Early results have been very promising! Take a look at this analysis.

How do I try this out?

You are required to prepare the following things in order to try out the feature:

  • Download and install a kubectl greater than v1.18.0 version
  • Enabling the new API groups with the command line flag --runtime-config="flowcontrol.apiserver.k8s.io/v1alpha1=true" on the kube-apiservers
  • Switch on the feature gate with the command line flag --feature-gates=APIPriorityAndFairness=true on the kube-apiservers

After successfully starting your kube-apiservers, you will see a few default FlowSchema and PriorityLevelConfiguration resources in the cluster. These default configurations are designed for a general protection and traffic management for your cluster. You can examine and customize the default configuration by running the usual tools, e.g.:

  • kubectl get flowschemas
  • kubectl get prioritylevelconfigurations

How does this work under the hood?

Upon arrival at the handler, a request is assigned to exactly one priority level and exactly one flow within that priority level. Hence understanding how FlowSchema and PriorityLevelConfiguration works will be helping you manage the request traffic going through your kube-apiservers.

  • FlowSchema: FlowSchema will identify a PriorityLevelConfiguration object and the way to compute the request’s “flow identifier”. Currently we support matching requests according to: the identity making the request, the verb, and the target object. The identity can match in terms of: a username, a user group name, or a ServiceAccount. And as for the target objects, we can match by apiGroup, resource[/subresource], and namespace.
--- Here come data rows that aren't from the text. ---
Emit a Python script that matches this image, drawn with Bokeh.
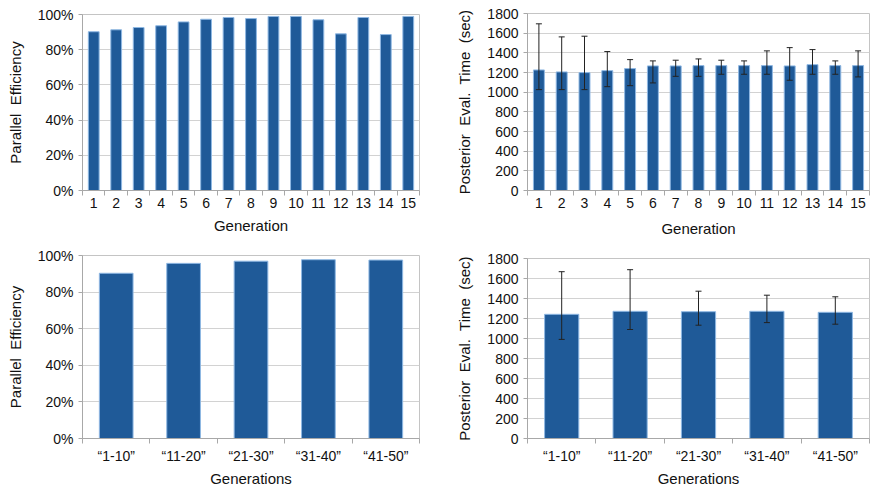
from bokeh.plotting import figure
from bokeh.models import (ColumnDataSource, FixedTicker, PrintfTickFormatter,
                          Whisker, TeeHead, Range1d)
from bokeh.layouts import column, row
from bokeh.embed import file_html
from bokeh.resources import INLINE

# ---- data ----
generations = list(range(1, 16))
efficiency_gen = [90.2, 91.3, 92.6, 93.6, 95.8, 97.3, 98.3, 97.7, 98.9, 98.9,
                  97.0, 89.0, 98.3, 88.6, 98.9]
time_gen = [1226, 1206, 1199, 1219, 1240, 1267, 1267, 1270, 1270, 1270,
            1270, 1267, 1280, 1270, 1270]
time_gen_upper = [1695, 1562, 1569, 1413, 1331, 1318, 1325, 1338, 1325, 1318,
                  1420, 1453, 1433, 1318, 1420]
time_gen_lower = [1026, 1026, 1026, 1056, 1066, 1094, 1161, 1161, 1182, 1182,
                  1182, 1121, 1182, 1182, 1155]

groups = ["\u201c1-10\u201d", "\u201c11-20\u201d", "\u201c21-30\u201d",
          "\u201c31-40\u201d", "\u201c41-50\u201d"]
efficiency_grp = [90.3, 95.7, 96.9, 97.7, 97.5]
time_grp = [1242, 1272, 1268, 1272, 1262]
time_grp_upper = [1668, 1688, 1473, 1433, 1417]
time_grp_lower = [991, 1090, 1133, 1159, 1143]

FONT = "Liberation Sans"
BAR_FILL = "#1f5a98"
BAR_LINE = "#8fb8e3"
TEXT = "#111111"
AXIS = "#a8a8a8"
GRID = "#d2d2d2"


def make(width, height, labels, values, ymax, ystep, ylabel, xlabel, pct,
         mb_left, mb_right, mb_top, mb_bottom, bar_w,
         upper=None, lower=None, tick_std=5, lab_std=10):
    n = len(labels)
    xs = list(range(1, n + 1))
    p = figure(width=width, height=height, output_backend="svg",
               toolbar_location=None, title=None,
               x_range=Range1d(0.5, n + 0.5), y_range=Range1d(0, ymax),
               min_border_left=mb_left, min_border_right=mb_right,
               min_border_top=mb_top, min_border_bottom=mb_bottom)
    src = ColumnDataSource(dict(x=xs, top=values))
    p.vbar(x="x", top="top", width=bar_w, source=src, fill_color=BAR_FILL,
           line_color=BAR_LINE, line_width=1)
    if upper is not None:
        esrc = ColumnDataSource(dict(x=xs, upper=upper, lower=lower))
        w = Whisker(source=esrc, base="x", upper="upper", lower="lower",
                    line_color="#222222", line_width=1, level="overlay",
                    upper_head=TeeHead(size=6, line_color="#222222", line_width=1),
                    lower_head=TeeHead(size=6, line_color="#222222", line_width=1))
        p.add_layout(w)

    # x axis
    xa = p.xaxis[0]
    xa.ticker = FixedTicker(ticks=xs, minor_ticks=[i + 0.5 for i in range(0, n + 1)])
    xa.major_label_overrides = {i: str(l) for i, l in zip(xs, labels)}
    xa.major_tick_line_color = None
    xa.major_tick_out = 0
    xa.major_tick_in = 0
    xa.minor_tick_line_color = AXIS
    xa.minor_tick_out = 5
    xa.minor_tick_in = 0
    xa.axis_line_color = AXIS
    xa.major_label_text_font = FONT
    xa.major_label_text_font_size = "14px"
    xa.major_label_text_color = TEXT
    xa.major_label_standoff = tick_std
    xa.axis_label = xlabel
    xa.axis_label_text_font = FONT
    xa.axis_label_text_font_size = "15px"
    xa.axis_label_text_font_style = "normal"
    xa.axis_label_text_color = TEXT
    xa.axis_label_standoff = lab_std

    # y axis
    ya = p.yaxis[0]
    ya.ticker = FixedTicker(ticks=list(range(0, ymax + 1, ystep)))
    if pct:
        ya.formatter = PrintfTickFormatter(format="%d%%")
    ya.axis_line_color = AXIS
    ya.major_tick_line_color = AXIS
    ya.major_tick_out = 4
    ya.major_tick_in = 0
    ya.minor_tick_line_color = None
    ya.major_label_text_font = FONT
    ya.major_label_text_font_size = "14px"
    ya.major_label_text_color = TEXT
    ya.major_label_standoff = 5
    ya.axis_label = ylabel
    ya.axis_label_text_font = FONT
    ya.axis_label_text_font_size = "15px"
    ya.axis_label_text_font_style = "normal"
    ya.axis_label_text_color = TEXT
    ya.axis_label_standoff = 11

    p.xgrid.grid_line_color = None
    p.ygrid.grid_line_color = GRID
    p.ygrid.grid_line_width = 1
    p.outline_line_color = "#c4c4c4"
    p.background_fill_color = "white"
    p.border_fill_color = "white"
    return p


p1 = make(435, 241, generations, efficiency_gen, 100, 20,
          "Parallel\u00a0 Efficiency", "Generation", True,
          81, 16, 14, 51, 0.48, tick_std=2, lab_std=6)
p3 = make(435, 248, groups, efficiency_grp, 100, 20,
          "Parallel\u00a0 Efficiency", "Generations", True,
          82, 12, 14, 50, 0.5, tick_std=4, lab_std=3)
p2 = make(435, 245, generations, time_gen, 1800, 200,
          "Posterior\u00a0 Eval.\u00a0 Time\u00a0 (sec)", "Generation", False,
          89, 1, 13, 55, 0.48, upper=time_gen_upper, lower=time_gen_lower,
          tick_std=2, lab_std=9)
p4 = make(435, 244, groups, time_grp, 1800, 200,
          "Posterior\u00a0 Eval.\u00a0 Time\u00a0 (sec)", "Generations", False,
          92, 1, 13, 50, 0.5, upper=time_grp_upper, lower=time_grp_lower,
          tick_std=4, lab_std=3)

layout = row(column(p1, p3), column(p2, p4))
open("out.html", "w").write(file_html(layout, INLINE))
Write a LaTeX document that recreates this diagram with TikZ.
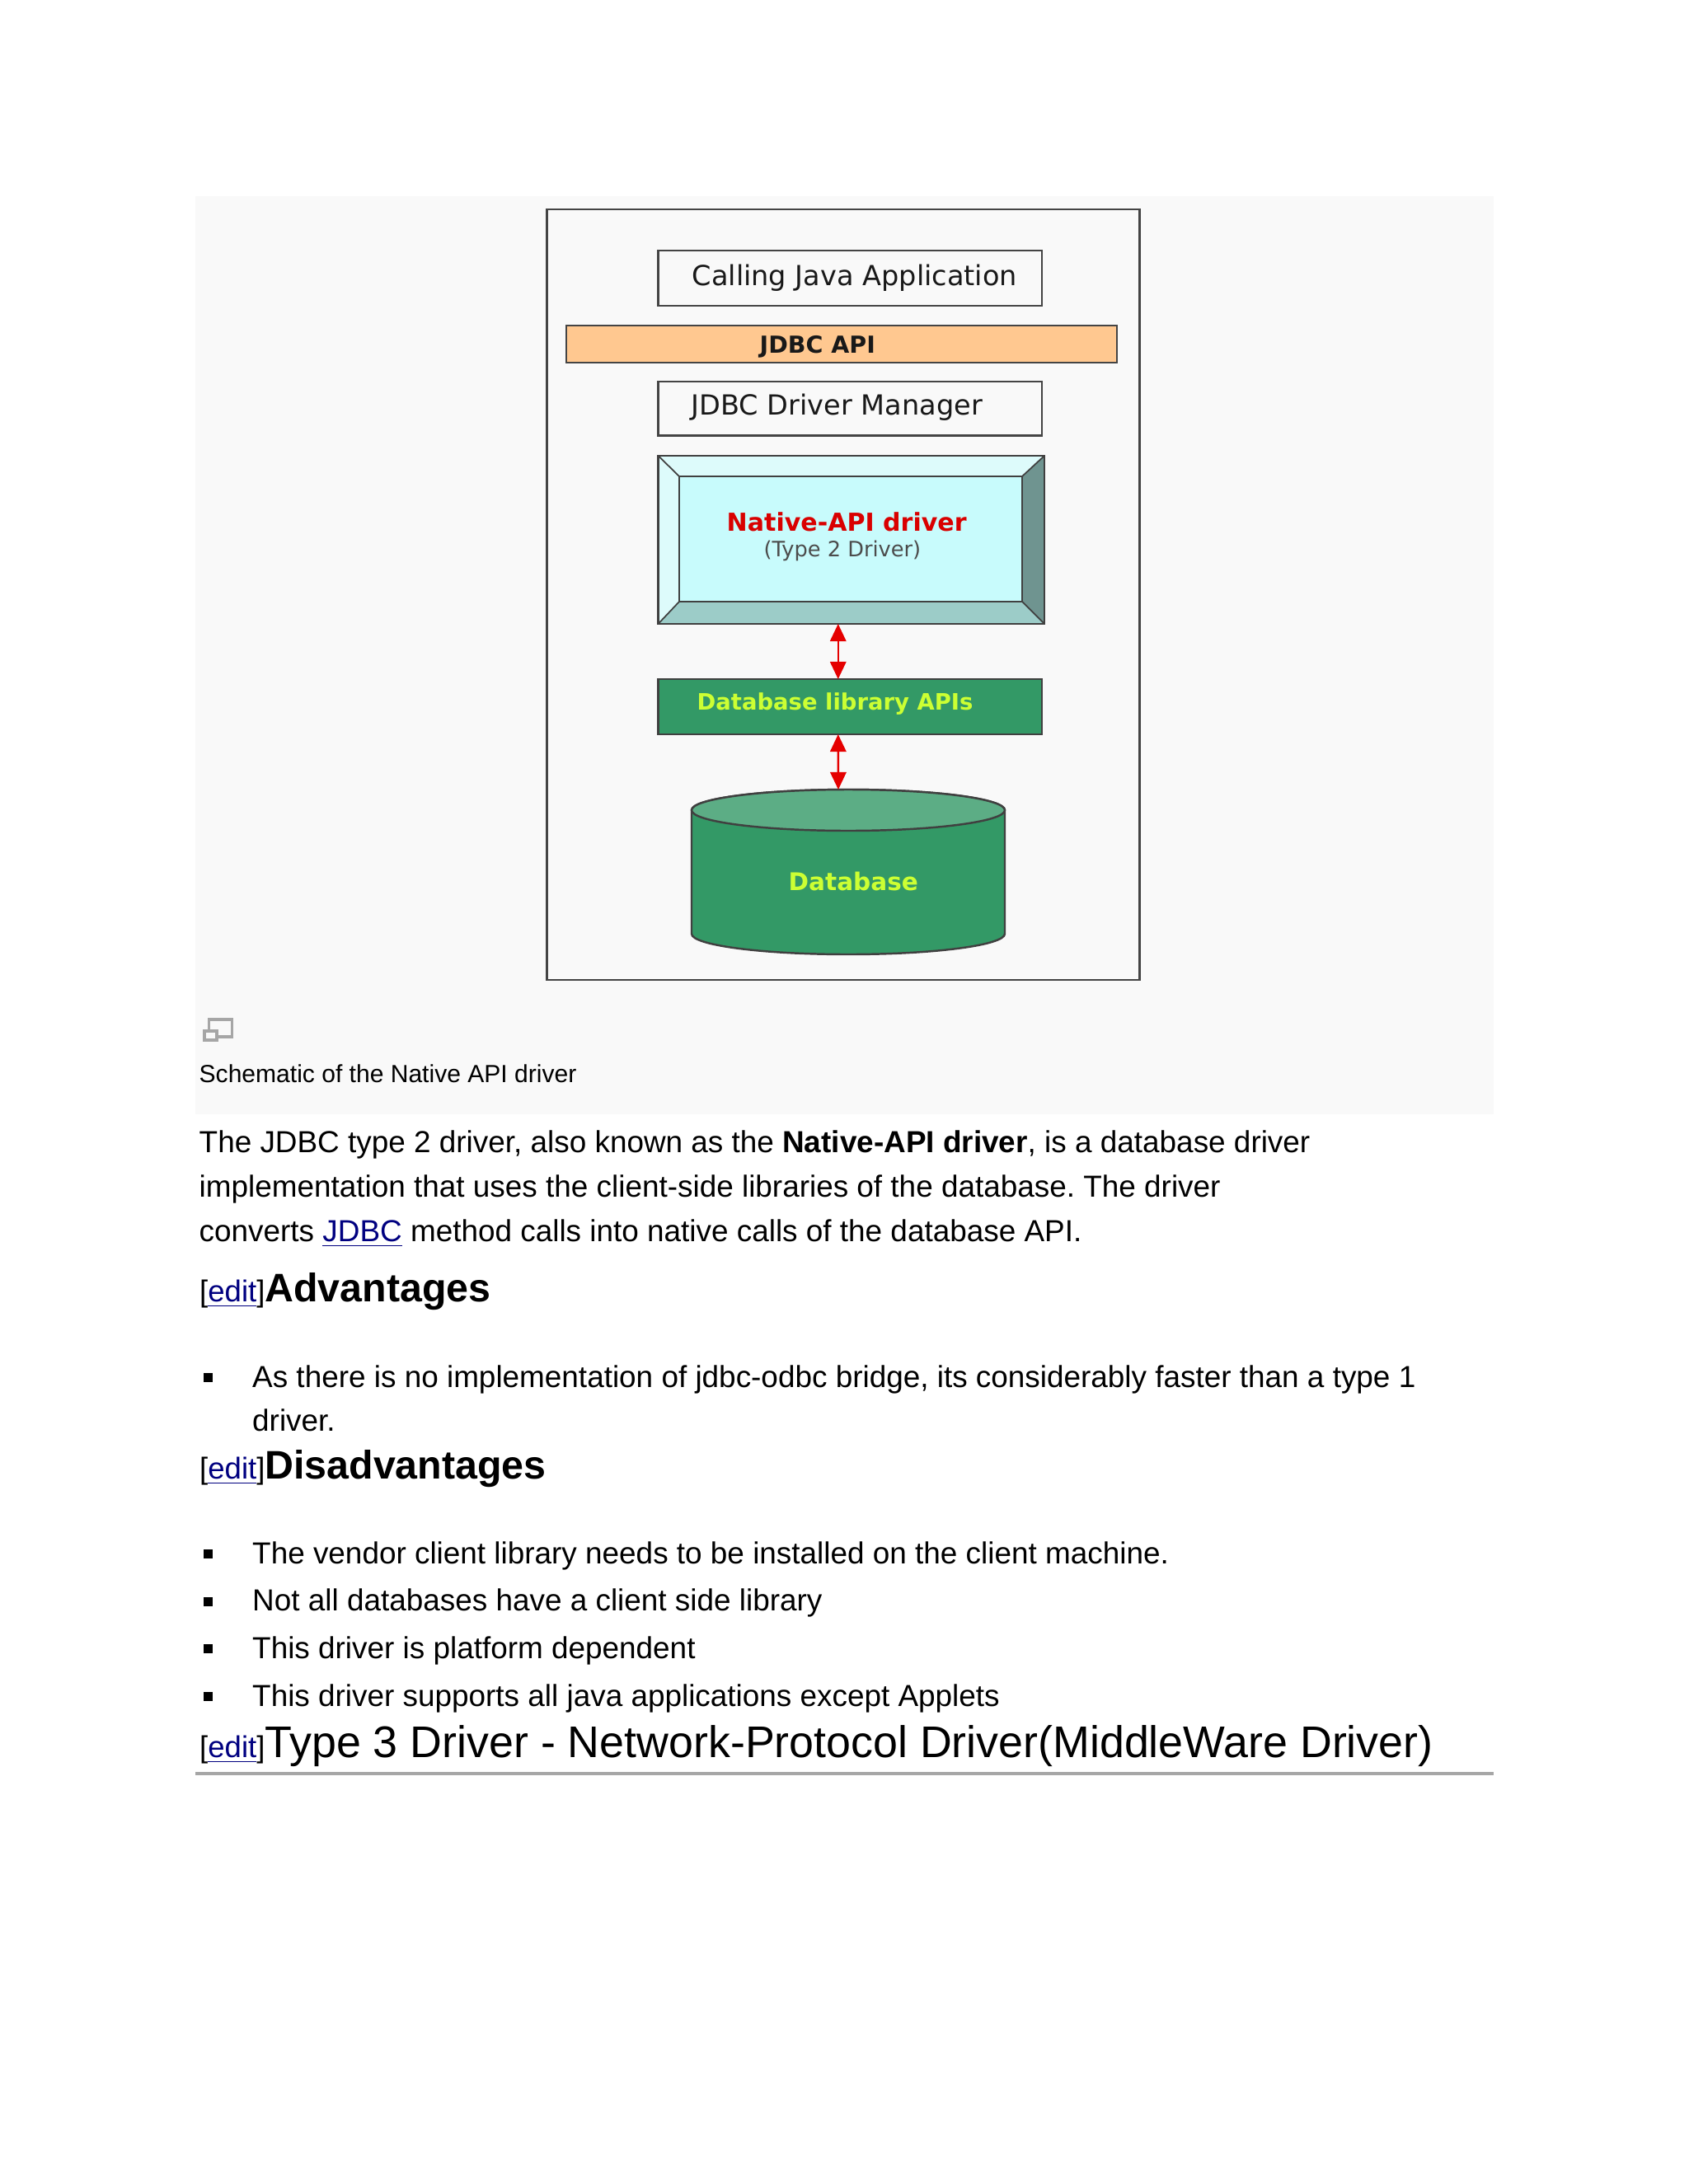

    • The flow identifier is used for shuffle sharding, so it’s important that requests have the same flow identifier if they are from the same source! We like to consider scenarios with “elephants” (which send many/heavy requests) vs “mice” (which send few/light requests): it is important to make sure the elephant’s requests all get the same flow identifier, otherwise they will look like many different mice to the system!
    • See the API Documentation here!
  • PriorityLevelConfiguration: Defines a priority level.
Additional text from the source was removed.